The Washington Times, meanwhile, says that it shows that the President is embracing a "left-wing" agenda.
And over at The Hill, Dick Morris says that we should now expect President Obama to spend the final years of his presidency "selling his new radical left-wing agenda to America."
There's no question that many of the policies President Obama unveiled last night in his State of the Union address are without a doubt solid, progressive policies.
Free community college, paid sick leave, a minimum wage - these are all bread and butter Democratic issues, and if they were put into place or expanded, our country and our economy would be a lot more prosperous and equal.
But they're not "left-wing" policies. And that language speaks to a bigger problem we have in this country about describing what's "left-wing" or "right-wing."
The left, the real left, is way more radical than President Obama, or anyone in the Democratic Party, for the matter.
The real left wants to nationalize industries and redistribute the means of production so that workers control the entire economy. That's been the case since Karl Marx first published The Communist Manifesto back in 1848, and it's still the case now.
And, just in case you hadn't noticed - the real left is almost totally absent from American political discourse. The last time I had the president of the Communist Party of the United States on my show, they had fewer than a thousand members.
And contrary to what you might hear over at Fox So-Called News, President Obama is not moving in that direction. He does not want to nationalize all industry and he does not want to redistribute all wealth.
All he wants to do is tweak around the edges of an out-of-control jungle-capitalism system and put into place changes that will make our economy and body politic a little fairer for working people.
That's not left-wing, that's just common sense, and it's perfectly in line with the main thrust of this country's political history. It's totally mainstream, and consistently supported by more than half of America - including people of all parties.
From the New Deal until the Reagan Revolution, America has always been a progressive country.
Students in many states could go to college for free, there were publicly-owned utilities, the workforce was unionized, and voters - and even presidents - in both political parties largely agreed that the gains of the Roosevelt administration were a good thing.
But ever since the Reagan era, American politics has moved drastically to the right, and it's taken our political discourse with it. Right-wing memes dominate the mainstream media and this makes it almost impossible to talk honestly about what's really going on when the President calls on Washington to embrace "middle-class economics."
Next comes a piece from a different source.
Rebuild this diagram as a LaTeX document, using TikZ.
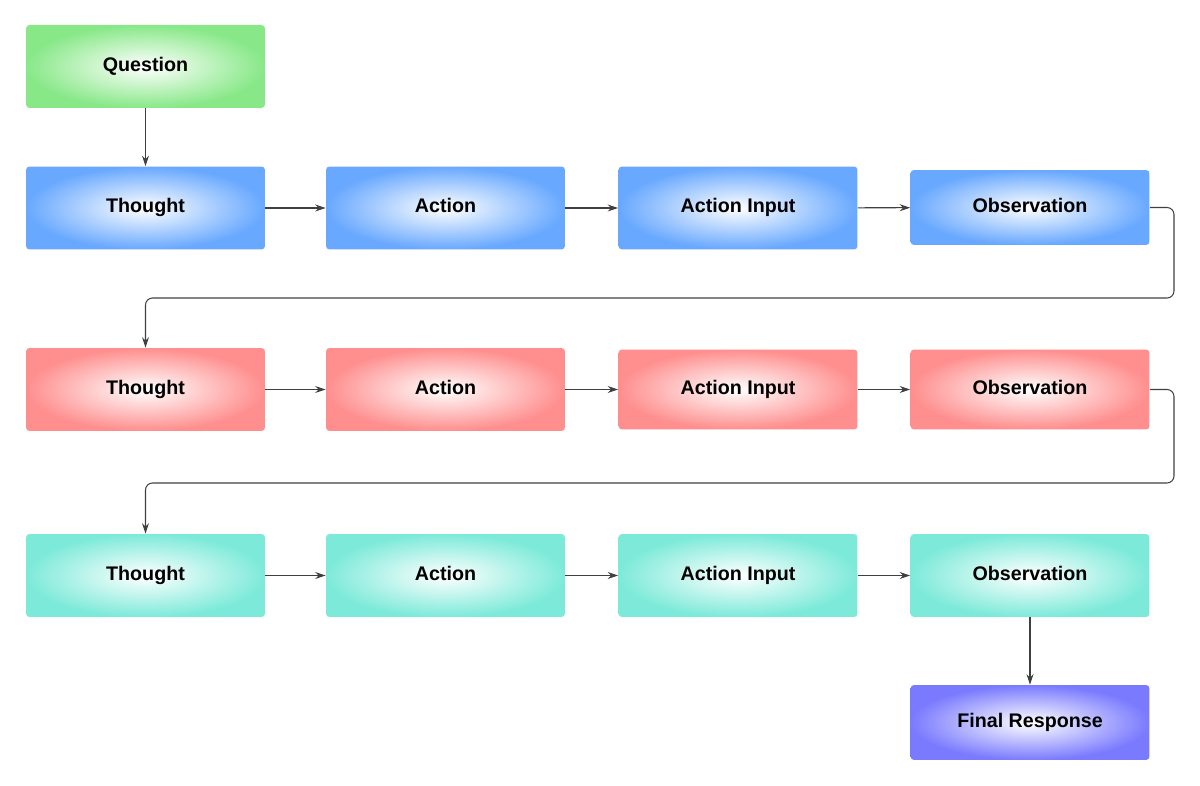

The truth is that when President Obama says he wants to return to "middle-class economics," all he's really doing is trying to take us back to the kind of common sense policies that both parties more or less agreed with until the Reagan Revolution.
He's just an Eisenhower Republican proposing center-right reforms that conservatives in countries like Germany and Sweden would support without even thinking about it.
And what's really wild is that 59 years ago, "middle-class economics" was the conservative position here in the United States.
The 1956 Republican Party platform, for example, called for raising the minimum wage, endorsed equal pay for equal work, supported collective bargaining rights for workers, and even celebrated the GOP's role in expanding Social Security.
Pretty amazing, right?
So to say, as many Republicans are, that President Obama is moving to the left doesn't just ignore basic ideas about what it means to be right or left-wing, it ignores - or outright lies about - our own history.
For much of the 20th century, America was a much more progressive place - at least in terms of how people understand the government's role in the economy - than it is right now.
The Reagan Revolution changed all this, but now President Obama is moving us ever so slightly back to the centrist progressive vision of government that dominated our politics between 1932 and 1981.
It's still too soon to tell if this will work, but one thing's for sure: if we do want to return to the kind of policies that worked so well for so long, we need to call them what they are, and not buy into right-wing memes whose only purpose is to discredit common sense ideas that have been embraced by both Democrats and Republicans.
The policies Obama called for last night - with the exception of the TPP - are simply expansions of the American Way.